Single by Sheryl Crow

from the album Cars: The Soundtrack
- Released: June 6, 2006
- Recorded: 2005
- Genre: Country rock; cowpunk;
- Length: 3:22
- Label: A&M; Walt Disney;
- Songwriters: Sheryl Crow; John Shanks;
- Producer: John Shanks

Sheryl Crow singles chronology
| "Building Bridges" (2006) | "Real Gone" (2006) | "Not Fade Away" (2007) |

Audio
- "Real Gone" on YouTube

= Real Gone (song) =

2006 single by Sheryl Crow

"Real Gone" is a song written by Sheryl Crow and John Shanks for the 2006 Pixar film Cars. Crow's version of the song is the second single to the official soundtrack album to the film.

The song charted to No. 76 on the Billboard Pop 100, as well as No. 1 on the Billboard Bubbling Under Hot 100 singles chart.

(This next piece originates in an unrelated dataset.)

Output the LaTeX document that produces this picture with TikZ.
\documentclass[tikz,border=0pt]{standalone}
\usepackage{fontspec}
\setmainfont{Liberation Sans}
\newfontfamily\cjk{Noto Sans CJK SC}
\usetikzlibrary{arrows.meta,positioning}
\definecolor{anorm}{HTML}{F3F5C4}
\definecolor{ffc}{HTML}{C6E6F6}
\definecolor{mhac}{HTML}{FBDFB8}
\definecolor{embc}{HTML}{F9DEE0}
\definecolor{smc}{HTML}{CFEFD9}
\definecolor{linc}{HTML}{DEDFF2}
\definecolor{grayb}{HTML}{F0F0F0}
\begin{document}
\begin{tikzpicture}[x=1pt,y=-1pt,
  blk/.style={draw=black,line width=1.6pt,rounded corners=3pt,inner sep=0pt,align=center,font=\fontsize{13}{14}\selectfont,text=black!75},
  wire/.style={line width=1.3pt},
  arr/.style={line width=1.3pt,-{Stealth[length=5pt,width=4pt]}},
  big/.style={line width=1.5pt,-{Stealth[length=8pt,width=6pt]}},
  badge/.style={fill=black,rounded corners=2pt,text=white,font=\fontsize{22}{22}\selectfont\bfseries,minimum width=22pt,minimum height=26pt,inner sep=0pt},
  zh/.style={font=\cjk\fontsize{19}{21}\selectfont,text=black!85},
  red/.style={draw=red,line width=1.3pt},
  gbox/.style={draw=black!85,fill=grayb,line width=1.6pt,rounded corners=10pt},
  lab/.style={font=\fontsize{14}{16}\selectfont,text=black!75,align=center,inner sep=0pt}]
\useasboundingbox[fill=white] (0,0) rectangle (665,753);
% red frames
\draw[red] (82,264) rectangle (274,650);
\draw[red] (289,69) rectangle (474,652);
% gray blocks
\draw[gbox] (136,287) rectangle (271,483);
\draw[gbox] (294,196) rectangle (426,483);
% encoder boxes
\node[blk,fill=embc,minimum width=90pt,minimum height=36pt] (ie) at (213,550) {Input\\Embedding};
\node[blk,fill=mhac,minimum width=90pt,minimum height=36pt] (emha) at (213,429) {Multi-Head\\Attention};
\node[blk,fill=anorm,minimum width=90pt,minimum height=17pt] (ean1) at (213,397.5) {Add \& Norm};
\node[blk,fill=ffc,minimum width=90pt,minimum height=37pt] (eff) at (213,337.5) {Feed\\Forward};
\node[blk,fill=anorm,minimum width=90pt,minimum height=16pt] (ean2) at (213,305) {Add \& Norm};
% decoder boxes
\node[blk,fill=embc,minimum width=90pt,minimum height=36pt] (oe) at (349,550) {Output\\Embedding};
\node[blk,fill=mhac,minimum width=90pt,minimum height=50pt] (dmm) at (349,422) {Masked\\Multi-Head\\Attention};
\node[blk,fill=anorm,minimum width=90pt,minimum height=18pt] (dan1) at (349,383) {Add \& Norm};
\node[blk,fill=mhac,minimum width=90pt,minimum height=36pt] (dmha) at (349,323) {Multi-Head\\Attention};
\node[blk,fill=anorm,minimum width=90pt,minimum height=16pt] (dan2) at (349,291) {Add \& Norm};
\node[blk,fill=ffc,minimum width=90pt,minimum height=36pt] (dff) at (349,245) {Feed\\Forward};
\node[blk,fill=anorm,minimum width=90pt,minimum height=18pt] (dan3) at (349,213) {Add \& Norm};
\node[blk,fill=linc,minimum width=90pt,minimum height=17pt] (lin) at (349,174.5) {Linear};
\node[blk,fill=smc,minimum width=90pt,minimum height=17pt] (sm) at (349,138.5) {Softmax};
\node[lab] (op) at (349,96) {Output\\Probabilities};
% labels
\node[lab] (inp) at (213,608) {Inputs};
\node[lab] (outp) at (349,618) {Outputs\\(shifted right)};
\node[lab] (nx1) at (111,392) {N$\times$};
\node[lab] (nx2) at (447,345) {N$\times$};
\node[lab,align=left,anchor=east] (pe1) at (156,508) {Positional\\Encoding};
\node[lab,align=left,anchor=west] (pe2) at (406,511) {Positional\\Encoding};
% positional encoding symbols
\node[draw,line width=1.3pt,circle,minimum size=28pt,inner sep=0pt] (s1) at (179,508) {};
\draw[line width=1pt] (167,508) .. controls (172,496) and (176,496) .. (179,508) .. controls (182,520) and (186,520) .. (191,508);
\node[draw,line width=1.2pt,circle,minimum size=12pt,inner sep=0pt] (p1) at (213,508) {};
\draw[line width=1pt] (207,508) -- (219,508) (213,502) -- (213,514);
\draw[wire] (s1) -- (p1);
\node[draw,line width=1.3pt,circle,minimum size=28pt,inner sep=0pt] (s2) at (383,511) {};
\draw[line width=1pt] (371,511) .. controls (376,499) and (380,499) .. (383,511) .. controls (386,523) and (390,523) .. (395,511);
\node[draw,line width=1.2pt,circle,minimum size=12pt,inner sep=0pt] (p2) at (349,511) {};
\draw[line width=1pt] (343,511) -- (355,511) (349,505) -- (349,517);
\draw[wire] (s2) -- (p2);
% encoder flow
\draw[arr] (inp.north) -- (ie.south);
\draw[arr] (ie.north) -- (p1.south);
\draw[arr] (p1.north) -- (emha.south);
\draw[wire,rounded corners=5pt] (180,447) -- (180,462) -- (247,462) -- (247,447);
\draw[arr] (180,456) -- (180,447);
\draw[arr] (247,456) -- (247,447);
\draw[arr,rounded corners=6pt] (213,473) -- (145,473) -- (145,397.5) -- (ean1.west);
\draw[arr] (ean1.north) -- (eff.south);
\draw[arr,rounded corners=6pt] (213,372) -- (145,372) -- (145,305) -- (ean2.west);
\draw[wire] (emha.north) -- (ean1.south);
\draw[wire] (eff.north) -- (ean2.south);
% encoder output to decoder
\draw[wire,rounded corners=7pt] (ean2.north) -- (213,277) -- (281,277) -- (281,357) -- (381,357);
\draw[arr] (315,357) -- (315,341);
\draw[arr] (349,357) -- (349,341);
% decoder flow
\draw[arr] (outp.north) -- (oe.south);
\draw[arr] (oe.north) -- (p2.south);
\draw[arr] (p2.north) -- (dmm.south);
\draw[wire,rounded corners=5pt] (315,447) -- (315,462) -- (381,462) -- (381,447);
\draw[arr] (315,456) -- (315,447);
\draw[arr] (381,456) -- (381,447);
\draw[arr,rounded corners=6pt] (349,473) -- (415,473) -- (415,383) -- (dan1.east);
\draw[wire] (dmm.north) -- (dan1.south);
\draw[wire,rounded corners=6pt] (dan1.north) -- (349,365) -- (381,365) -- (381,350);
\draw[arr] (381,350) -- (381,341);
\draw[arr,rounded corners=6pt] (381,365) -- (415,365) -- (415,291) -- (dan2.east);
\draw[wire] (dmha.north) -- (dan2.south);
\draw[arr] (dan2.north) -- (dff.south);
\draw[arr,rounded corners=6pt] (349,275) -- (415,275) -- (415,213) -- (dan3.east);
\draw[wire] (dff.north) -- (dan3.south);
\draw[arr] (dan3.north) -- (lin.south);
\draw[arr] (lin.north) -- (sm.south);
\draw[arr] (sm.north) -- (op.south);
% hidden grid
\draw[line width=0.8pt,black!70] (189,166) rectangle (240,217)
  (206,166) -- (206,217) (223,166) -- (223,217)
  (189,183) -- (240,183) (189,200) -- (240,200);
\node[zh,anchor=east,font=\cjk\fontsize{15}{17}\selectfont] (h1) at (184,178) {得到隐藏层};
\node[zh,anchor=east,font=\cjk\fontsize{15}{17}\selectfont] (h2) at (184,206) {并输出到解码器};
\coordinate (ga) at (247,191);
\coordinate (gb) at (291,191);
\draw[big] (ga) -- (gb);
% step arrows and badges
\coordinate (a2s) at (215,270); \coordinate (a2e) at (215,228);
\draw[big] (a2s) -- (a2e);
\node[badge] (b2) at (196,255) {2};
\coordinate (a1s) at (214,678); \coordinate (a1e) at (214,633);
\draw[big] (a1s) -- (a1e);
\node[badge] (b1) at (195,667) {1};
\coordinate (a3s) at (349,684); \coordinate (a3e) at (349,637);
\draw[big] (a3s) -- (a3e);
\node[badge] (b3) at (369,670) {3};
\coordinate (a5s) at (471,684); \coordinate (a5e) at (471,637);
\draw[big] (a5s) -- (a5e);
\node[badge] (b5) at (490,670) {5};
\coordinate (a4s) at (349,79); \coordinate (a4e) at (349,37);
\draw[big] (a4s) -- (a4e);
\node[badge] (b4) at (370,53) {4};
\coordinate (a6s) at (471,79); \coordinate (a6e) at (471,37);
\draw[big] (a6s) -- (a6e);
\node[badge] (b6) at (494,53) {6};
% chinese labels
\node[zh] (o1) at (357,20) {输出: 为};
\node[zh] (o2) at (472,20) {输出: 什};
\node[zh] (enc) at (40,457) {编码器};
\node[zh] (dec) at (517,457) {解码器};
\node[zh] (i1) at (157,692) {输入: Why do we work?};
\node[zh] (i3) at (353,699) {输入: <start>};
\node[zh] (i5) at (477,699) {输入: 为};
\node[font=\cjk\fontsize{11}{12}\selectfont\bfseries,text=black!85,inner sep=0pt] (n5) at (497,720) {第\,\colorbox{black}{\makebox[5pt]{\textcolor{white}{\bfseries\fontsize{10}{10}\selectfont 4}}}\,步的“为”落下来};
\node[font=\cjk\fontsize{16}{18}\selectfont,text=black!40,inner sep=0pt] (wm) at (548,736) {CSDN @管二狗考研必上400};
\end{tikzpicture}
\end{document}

According to the sheet music published at MusicNotes.com, the song is written in the key of C major (recorded a half-step lower in B major).

==Charts==

| Chart (2006) | Peak position |
|---|---|
| US Bubbling Under Hot 100 (Billboard) | 1 |
| US Pop 100 (Billboard) | 76 |

== Certifications ==

| Region | Certification | Certified units/sales |
| Australia (ARIA) | Gold | 35,000^{‡} |
| United Kingdom (BPI) | Silver | 200,000^{‡} |
| United States (RIAA) | Gold | 500,000^{‡} |
^{‡} Sales+streaming figures based on certification alone.

==Cover versions==
===Billy Ray Cyrus version===

Country singer Billy Ray Cyrus covered the song for the album Disneymania 6. It was made into a music video directed by Trey Fanjoy. It was released as a digital single only on June 18, 2008, after being featured on the compilation album Country Sings Disney. The song is also available on his 2009 album Back to Tennessee.

===Honor Society version===
Pop rock band Honor Society also covered the song for Disneymania 7.